## EXERCISE DIRECTIONS:
Nothing after the line with "from matplotlib.ticker import" belongs in the copy; extract the lines below from the top through that line, pictures left out.

───── MATERIAL PROVIDED

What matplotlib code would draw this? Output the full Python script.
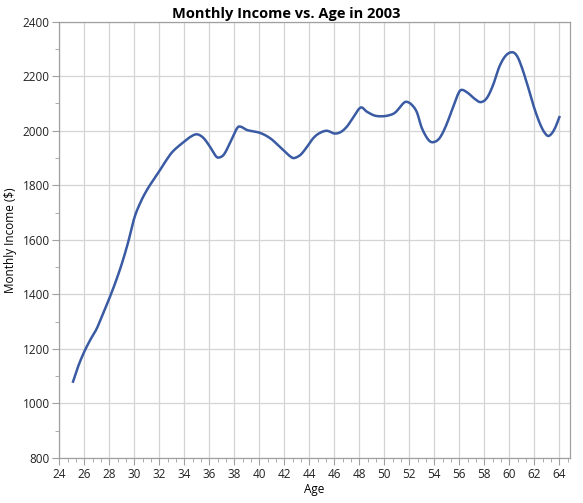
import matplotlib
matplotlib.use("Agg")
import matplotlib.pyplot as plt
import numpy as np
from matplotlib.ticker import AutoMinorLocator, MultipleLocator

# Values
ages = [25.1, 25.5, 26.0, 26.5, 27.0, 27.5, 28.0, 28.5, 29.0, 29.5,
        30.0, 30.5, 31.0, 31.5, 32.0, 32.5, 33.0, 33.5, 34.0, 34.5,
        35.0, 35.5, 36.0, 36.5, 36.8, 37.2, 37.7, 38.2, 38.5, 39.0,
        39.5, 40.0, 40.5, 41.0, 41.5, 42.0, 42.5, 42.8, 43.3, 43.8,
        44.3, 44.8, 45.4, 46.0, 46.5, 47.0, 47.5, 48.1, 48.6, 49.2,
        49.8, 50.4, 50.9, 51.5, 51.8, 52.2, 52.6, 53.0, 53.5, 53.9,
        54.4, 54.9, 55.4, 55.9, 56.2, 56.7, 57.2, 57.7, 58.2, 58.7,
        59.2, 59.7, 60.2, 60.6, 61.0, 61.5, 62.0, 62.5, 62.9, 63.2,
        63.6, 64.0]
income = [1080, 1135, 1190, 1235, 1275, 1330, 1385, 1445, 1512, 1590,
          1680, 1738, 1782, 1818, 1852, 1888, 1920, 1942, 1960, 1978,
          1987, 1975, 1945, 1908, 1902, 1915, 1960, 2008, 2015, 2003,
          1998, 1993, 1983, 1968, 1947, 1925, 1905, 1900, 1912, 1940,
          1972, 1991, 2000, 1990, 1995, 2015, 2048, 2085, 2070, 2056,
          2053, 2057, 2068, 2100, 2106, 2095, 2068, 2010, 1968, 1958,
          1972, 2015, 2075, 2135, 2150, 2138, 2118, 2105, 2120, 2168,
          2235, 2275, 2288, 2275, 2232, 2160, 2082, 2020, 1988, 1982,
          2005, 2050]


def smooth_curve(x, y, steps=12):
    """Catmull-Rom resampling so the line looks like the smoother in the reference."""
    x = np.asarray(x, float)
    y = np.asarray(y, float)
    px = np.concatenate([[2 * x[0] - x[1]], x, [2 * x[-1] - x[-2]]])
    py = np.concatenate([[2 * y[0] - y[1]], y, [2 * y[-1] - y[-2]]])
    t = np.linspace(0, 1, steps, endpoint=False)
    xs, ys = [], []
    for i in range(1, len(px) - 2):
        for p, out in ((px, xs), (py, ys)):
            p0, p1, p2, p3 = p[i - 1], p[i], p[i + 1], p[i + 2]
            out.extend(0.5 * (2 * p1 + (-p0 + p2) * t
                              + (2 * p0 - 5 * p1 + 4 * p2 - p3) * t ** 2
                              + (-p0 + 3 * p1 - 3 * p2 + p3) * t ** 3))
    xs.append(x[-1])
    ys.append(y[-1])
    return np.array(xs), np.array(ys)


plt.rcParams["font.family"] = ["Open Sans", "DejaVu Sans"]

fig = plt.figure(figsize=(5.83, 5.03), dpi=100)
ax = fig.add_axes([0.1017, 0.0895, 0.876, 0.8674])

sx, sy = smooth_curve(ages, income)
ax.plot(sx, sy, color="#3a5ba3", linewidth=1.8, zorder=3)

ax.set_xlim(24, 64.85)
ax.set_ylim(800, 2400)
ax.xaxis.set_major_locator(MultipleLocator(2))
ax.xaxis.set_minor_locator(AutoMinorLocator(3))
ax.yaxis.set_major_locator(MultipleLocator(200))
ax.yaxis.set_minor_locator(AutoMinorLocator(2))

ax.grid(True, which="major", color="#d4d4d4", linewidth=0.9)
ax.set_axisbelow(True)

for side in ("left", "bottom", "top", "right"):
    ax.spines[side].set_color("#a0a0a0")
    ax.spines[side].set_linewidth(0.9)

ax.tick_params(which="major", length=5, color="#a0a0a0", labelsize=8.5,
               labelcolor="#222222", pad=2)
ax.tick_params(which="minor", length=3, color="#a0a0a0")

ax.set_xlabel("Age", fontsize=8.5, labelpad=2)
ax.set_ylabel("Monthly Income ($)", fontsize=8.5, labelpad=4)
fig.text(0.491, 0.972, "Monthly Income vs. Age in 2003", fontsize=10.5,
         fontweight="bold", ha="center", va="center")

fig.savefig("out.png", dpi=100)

──────────

## ANSWER TO THIS TASK:
What matplotlib code would draw this? Output the full Python script.
import matplotlib
matplotlib.use("Agg")
import matplotlib.pyplot as plt
import numpy as np
from matplotlib.ticker import AutoMinorLocator, MultipleLocator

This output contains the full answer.